In the 20-F, POET states:
- During the year ended December 31, 2015, $2,980,076 was spent on R&D, of this amount, $1,560,819 was spent on subcontract services as compared to $582,943 in fiscal 2014.
Now why did subcontractor expenditures rise so much? The answer follows immediately and should increase our level of confidence in the technology:
- The subcontract fees related to work done with the Company’s VCSEL technology, epitaxy substrates and technical design kits. This development process required the use of third party consultants to both test and prove the concepts. During the year ended December 31, 2015, the Company expanded on its development roadmap which included additional proof of concept tests conducted by the Company’s then primary R&D consultant, Anadigics, Inc.
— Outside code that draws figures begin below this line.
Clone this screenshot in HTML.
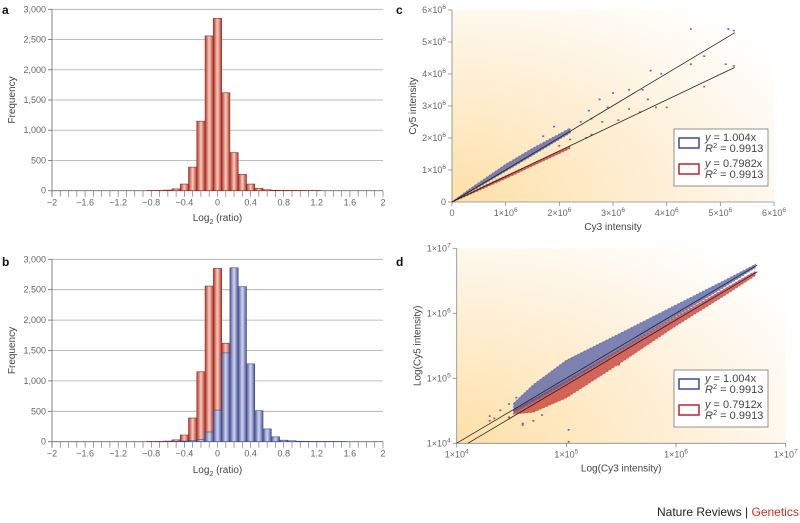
<!DOCTYPE html>
<html><head><meta charset="utf-8">
<style>
html,body{margin:0;padding:0;background:#fff;}
svg{display:block;font-family:"Liberation Sans",Arial,sans-serif;}
.tk{font-size:9px;fill:#666;}
.tt{font-size:10px;fill:#444;}
.lg{font-size:11px;fill:#444;}
.pl{font-size:12px;font-weight:bold;fill:#111;}
</style></head>
<body>
<svg id="fig" width="800" height="523" viewBox="0 0 800 523">
<defs>
<linearGradient id="gRed" x1="0" x2="1" y1="0" y2="0">
<stop offset="0" stop-color="#b8372a"/><stop offset="0.5" stop-color="#f6cfc2"/><stop offset="1" stop-color="#b8372a"/></linearGradient>
<linearGradient id="gBlue" x1="0" x2="1" y1="0" y2="0">
<stop offset="0" stop-color="#4f5a9c"/><stop offset="0.5" stop-color="#d3d6ee"/><stop offset="1" stop-color="#4f5a9c"/></linearGradient>
<radialGradient id="gBg" cx="0" cy="1" r="1.25">
<stop offset="0" stop-color="#fde0a8"/><stop offset="0.55" stop-color="#fef0d8"/><stop offset="1" stop-color="#ffffff"/></radialGradient>
</defs>
<text class="pl" x="2" y="14">a</text>
<text class="pl" x="2" y="266">b</text>
<text class="pl" x="396" y="14">c</text>
<text class="pl" x="396" y="266">d</text>
<g id="pa"></g>
<g id="pb"></g>
<g id="pc"></g>
<g id="pd"></g>
<text x="657" y="516" style="font-size:12px;fill:#222">Nature Reviews | <tspan fill="#d0301e">Genetics</tspan></text>
</svg>
<script>
// ---- histogram data ----
const binCenters = [-1.0,-0.9,-0.8,-0.7,-0.6,-0.5,-0.4,-0.3,-0.2,-0.1,0,0.1,0.2,0.3,0.4,0.5,0.6,0.7,0.8,0.9,1.0,1.1,1.2,1.3];
const redCounts  = [3,5,10,30,110,390,1150,2560,2850,1620,630,270,110,40,15,8,5,5,3,2,2,0,0,0];
const blueCounts = [0,0,3,5,10,20,40,160,520,1460,2860,2550,1280,510,210,80,25,15,8,5,3,3,3,2];
const histYTicks = [0,500,1000,1500,2000,2500,3000];
const histYLabels = ["0","500","1,000","1,500","2,000","2,500","3,000"];
const histXLabels = ["−2","−1.6","−1.2","−0.8","−0.4","0","0.4","0.8","1.2","1.6","2"];
// ---- scatter c data ----
const linTicks = [0,1e6,2e6,3e6,4e6,5e6,6e6];
const linLabels = ["0","1×10|6","2×10|6","3×10|6","4×10|6","5×10|6","6×10|6"];
const slopeBlueC = 1.004, slopeRedC = 0.7982, lineEndC = 5.27e6;
const bandXc = [5e4,3e5,6e5,1e6,1.5e6,2.2e6];
const blueLoC = [0.9,0.92,0.94,0.96,0.97,0.98];
const blueHiC = [1.35,1.25,1.2,1.18,1.12,1.05];
const redLoC  = [0.6,0.7,0.72,0.73,0.75,0.76];
const redHiC  = [0.9,0.88,0.85,0.82,0.8,0.79];
const blueOutX = [4.45e6,5.15e6,4.7e6,3.7e6,3.55e6,3.0e6,2.9e6,2.55e6,2.6e6,2.2e6,1.9e6,3.9e6,3.3e6,2.4e6,5.25e6,2.75e6,1.7e6];
const blueOutY = [5.4e6,5.4e6,4.55e6,4.1e6,3.5e6,3.4e6,2.95e6,2.85e6,2.6e6,2.2e6,2.35e6,4.0e6,3.5e6,2.5e6,5.35e6,3.2e6,2.05e6];
const redOutX = [4.45e6,5.1e6,4.7e6,3.5e6,3.8e6,3.3e6,3.1e6,2.6e6,2.5e6,2.2e6,2.0e6,4.0e6,5.25e6,2.8e6,3.65e6];
const redOutY = [4.3e6,4.3e6,3.6e6,2.8e6,2.95e6,2.9e6,2.55e6,2.1e6,2.0e6,1.95e6,1.75e6,2.95e6,4.25e6,2.5e6,3.2e6];
// ---- scatter d data ----
const logTicks = [1e4,1e5,1e6,1e7];
const logLabels = ["1×10|4","1×10|5","1×10|6","1×10|7"];
const slopeBlueD = 1.004, slopeRedD = 0.7912, lineEndD = 5.5e6;
const bandXd = [3.3e4,5e4,1e5,3e5,1e6,3e6,5.3e6];
const blueLoD = [0.9,0.88,0.86,0.88,0.9,0.92,0.95];
const blueHiD = [1.25,1.6,1.9,1.6,1.35,1.15,1.07];
const redLoD  = [0.85,0.6,0.5,0.55,0.64,0.68,0.72];
const redHiD  = [1.0,0.95,0.92,0.9,0.88,0.86,0.84];
const blueOutXd = [2e4,3e4,1.05e5,4e4,3.5e4,2.5e4,6e4];
const blueOutYd = [2.6e4,4e4,1.6e4,2e4,5e4,3.2e4,2.7e4];
const redOutXd = [1.05e5,2e4,4e4,3e4,2.2e4,5e4,3e5];
const redOutYd = [1.05e4,2.2e4,1.9e4,2.5e4,2.4e4,2.2e4,1.6e5];

const NS="http://www.w3.org/2000/svg";
function mk(parent,tag,attrs){const e=document.createElementNS(NS,tag);for(const k in attrs)e.setAttribute(k,attrs[k]);parent.appendChild(e);return e;}
function supText(parent,x,y,lab,anchor){
  const parts=lab.split("|");
  const t=mk(parent,"text",{x:x,y:y,"text-anchor":anchor,class:"tk"});
  t.appendChild(document.createTextNode(parts[0]));
  if(parts[1]){const s=mk(t,"tspan",{dy:-4,"font-size":"6.5px"});s.textContent=parts[1];}
  return t;
}

function histogram(gid,top,bottom,series,titleY){
  const g=document.getElementById(gid);
  const x0=52,x1=383;
  const xs=v=>x0+(v+2.2)/4*(x1-x0);
  const ys=v=>bottom-v/3000*(bottom-top);
  histYTicks.forEach((t,i)=>{
    const l=mk(g,"line",{x1:x0,x2:x1,y1:ys(t),y2:ys(t),stroke:t==0?"#666":"#aaa","stroke-width":0.8});
    
    
    mk(g,"line",{x1:x0-4,x2:x0,y1:ys(t),y2:ys(t),stroke:"#666","stroke-width":0.8});
    const tx=mk(g,"text",{x:x0-6,y:ys(t)+3,"text-anchor":"end",class:"tk"});tx.textContent=histYLabels[i];
    
    
  });
  mk(g,"line",{x1:x0,x2:x0,y1:top,y2:bottom+6,stroke:"#666","stroke-width":0.8});
  for(let i=0;i<=40;i++){const x=x0+i*(x1-x0)/40;mk(g,"line",{x1:x,x2:x,y1:bottom,y2:bottom+6,stroke:"#777","stroke-width":0.7});}
  histXLabels.forEach((lab,i)=>{
    const t=mk(g,"text",{x:x0+i*(x1-x0)/10,y:bottom+15,"text-anchor":"middle",class:"tk"});t.textContent=lab;
    
    
  });
  const bw=(x1-x0)/40;
  series.forEach(s=>{
    binCenters.forEach((c,i)=>{
      const v=s.vals[i]; if(v<=0)return;
      const r=mk(g,"rect",{x:xs(c)-bw/2,y:ys(v),width:bw,height:bottom-ys(v),fill:s.fill,stroke:s.stroke,"stroke-width":0.6});
      
      
    });
  });
  const yt=mk(g,"text",{x:0,y:0,transform:`translate(15,${(top+bottom)/2}) rotate(-90)`,"text-anchor":"middle",class:"tt"});
  yt.textContent="Frequency";
  
  
  const xt=mk(g,"text",{x:(x0+x1)/2,y:titleY,"text-anchor":"middle",class:"tt"});
  xt.appendChild(document.createTextNode("Log"));
  const sb=mk(xt,"tspan",{dy:3,"font-size":"7px"});sb.textContent="2";
  const rest=mk(xt,"tspan",{dy:-3});rest.textContent=" (ratio)";
  
  
}
histogram("pa",9.3,190.7,[{vals:redCounts,fill:"url(#gRed)",stroke:"#8a2a20",name:"red-bar"}],221);
histogram("pb",259.3,441.7,[{vals:redCounts,fill:"url(#gRed)",stroke:"#8a2a20",name:"red-bar"},{vals:blueCounts,fill:"url(#gBlue)",stroke:"#3d4680",name:"blue-bar"}],473);

function legend(g,x,y,t1,t2){
  mk(g,"rect",{x:x,y:y,width:94,height:57,fill:"#fff",stroke:"#777","stroke-width":0.8});
  const items=[{c:"#3a4a9a",t:t1,dy:0,n:"legend-blue"},{c:"#b3262a",t:t2,dy:26,n:"legend-red"}];
  items.forEach(it=>{
    const r=mk(g,"rect",{x:x+5,y:y+9+it.dy,width:20,height:10,fill:"#fff",stroke:it.c,"stroke-width":1.5});
    
    
    const a=mk(g,"text",{x:x+31,y:y+12+it.dy,class:"lg"});
    const i1=mk(a,"tspan",{"font-style":"italic"});i1.textContent="y";
    a.appendChild(document.createTextNode(" = "+it.t));
    const b=mk(g,"text",{x:x+31,y:y+23+it.dy,class:"lg"});
    const r2=mk(b,"tspan",{"font-style":"italic"});r2.textContent="R";
    const s2=mk(b,"tspan",{dy:-4,"font-size":"7.5px"});s2.textContent="2";
    const e2=mk(b,"tspan",{dy:4});e2.textContent=" = 0.9913";
  });
}

function scatter(gid,X0,X1,Y0,Y1,xs,ys,cfg){
  const g=document.getElementById(gid);
  const bg=mk(g,"rect",{x:X0,y:Y1,width:X1-X0,height:Y0-Y1,fill:"url(#gBg)"});
  
  
  mk(g,"line",{x1:X0,x2:X0,y1:Y1,y2:Y0,stroke:"#888","stroke-width":0.8});
  mk(g,"line",{x1:X0,x2:X1,y1:Y0,y2:Y0,stroke:"#888","stroke-width":0.8});
  cfg.ticks.forEach((t,i)=>{
    mk(g,"line",{x1:X0-4,x2:X0,y1:ys(t),y2:ys(t),stroke:"#888","stroke-width":0.8});
    mk(g,"line",{x1:xs(t),x2:xs(t),y1:Y0,y2:Y0+4,stroke:"#888","stroke-width":0.8});
    const a=supText(g,X0-6,ys(t)+3,cfg.labels[i],"end");
    
    
    const b=supText(g,xs(t),Y0+14,cfg.labels[i],"middle");
    
    
  });
  [{lo:cfg.redLo,hi:cfg.redHi,c:"#c0302c",n:"red-point-cloud"},{lo:cfg.blueLo,hi:cfg.blueHi,c:"#4a58a4",n:"blue-point-cloud"}].forEach((b,k)=>{
    let pts=[];
    cfg.bandX.forEach((x,i)=>pts.push(xs(x)+","+ys(x*b.hi[i])));
    for(let i=cfg.bandX.length-1;i>=0;i--)pts.push(xs(cfg.bandX[i])+","+ys(cfg.bandX[i]*b.lo[i]));
    const p=mk(g,"polygon",{points:pts.join(" "),fill:b.c,"fill-opacity":0.72,stroke:b.c,"stroke-opacity":0.6,"stroke-width":1.2,"stroke-dasharray":"1.5 2"});
    
    
  });
  [{X:cfg.bX,Y:cfg.bY,c:"#5a68b8",n:"blue-point"},{X:cfg.rX,Y:cfg.rY,c:"#d04a3a",n:"red-point"}].forEach(s=>{
    s.X.forEach((x,i)=>{
      const r=mk(g,"rect",{x:xs(x)-1,y:ys(s.Y[i])-1,width:2,height:1.6,fill:s.c});
      
      
    });
  });
  [cfg.slopeB,cfg.slopeR].forEach((sl,k)=>{
    const xa=cfg.lineStart/(k==1?sl:1);
    const xs0=(k==1&&cfg.log)?xa:cfg.lineStart;
    const l=mk(g,"line",{x1:xs(xs0),y1:ys(xs0*sl),x2:xs(cfg.lineEnd),y2:ys(cfg.lineEnd*sl),stroke:"#222","stroke-width":0.8});
    
    
  });
  legend(g,674,cfg.legY,cfg.t1,cfg.t2);
  const yt=mk(g,"text",{transform:`translate(${X0-36},${(Y0+Y1)/2}) rotate(-90)`,"text-anchor":"middle",class:"tt"});
  yt.textContent=cfg.yTitle;
  
  
  const xt=mk(g,"text",{x:(X0+X1)/2,y:Y0+28,"text-anchor":"middle",class:"tt"});
  xt.textContent=cfg.xTitle;
  
  
}
{
  const X0=452,X1=774,Y0=202,Y1=10;
  scatter("pc",X0,X1,Y0,Y1,v=>X0+v/6e6*(X1-X0),v=>Y0-v/6e6*(Y0-Y1),
   {ticks:linTicks,labels:linLabels,bandX:bandXc,blueLo:blueLoC,blueHi:blueHiC,redLo:redLoC,redHi:redHiC,
    bX:blueOutX,bY:blueOutY,rX:redOutX,rY:redOutY,slopeB:slopeBlueC,slopeR:slopeRedC,lineStart:0,lineEnd:lineEndC,
    legY:129,t1:"1.004x",t2:"0.7982x",yTitle:"Cy5 intensity",xTitle:"Cy3 intensity",log:false});
}
{
  const X0=456.7,X1=785.7,Y0=443.3,Y1=248.3;
  scatter("pd",X0,X1,Y0,Y1,v=>X0+(Math.log10(v)-4)/3*(X1-X0),v=>Y0-(Math.log10(v)-4)/3*(Y0-Y1),
   {ticks:logTicks,labels:logLabels,bandX:bandXd,blueLo:blueLoD,blueHi:blueHiD,redLo:redLoD,redHi:redHiD,
    bX:blueOutXd,bY:blueOutYd,rX:redOutXd,rY:redOutYd,slopeB:slopeBlueD,slopeR:slopeRedD,lineStart:1e4,lineEnd:lineEndD,
    legY:370,t1:"1.004x",t2:"0.7912x",yTitle:"Log(Cy5 intensity)",xTitle:"Log(Cy3 intensity)",log:true});
}
</script>
</body></html>
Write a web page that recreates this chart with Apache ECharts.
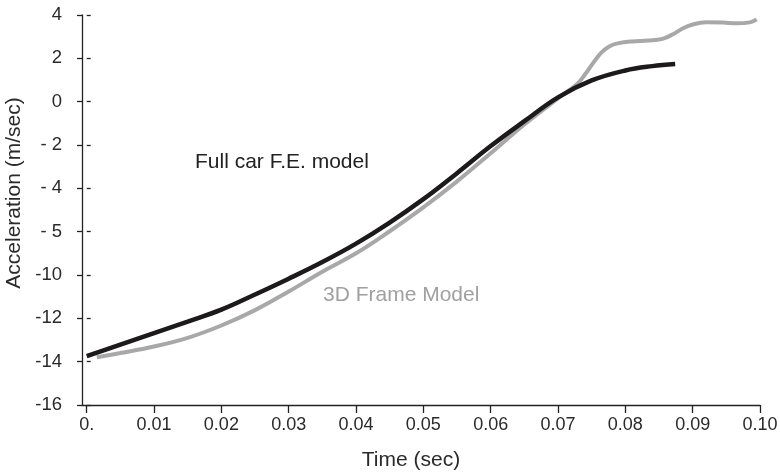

The Company also engaged other R&D services providers such as Epiworks Inc., Intelligent Epitaxy Technology and Wavetek to expand the technology development. The Company has transitioned to an outsourcing model to expedite the development process. This transition is part of the Company’s ultimate objective of working with a “pure-play” foundry offering a wide range of dedicated, flexible and competitive foundry services.
And, by the way, regarding BAE:
- Additionally, in early 2015, the Company had expanded the capacity of the work being undertaken by BAE but stopped this activity in the second half of 2015 with a transition to Anadigics. BAE was the Company’s primary subcontractor in 2014, most of the subcontract fees for that year were spent on services provided by BAE.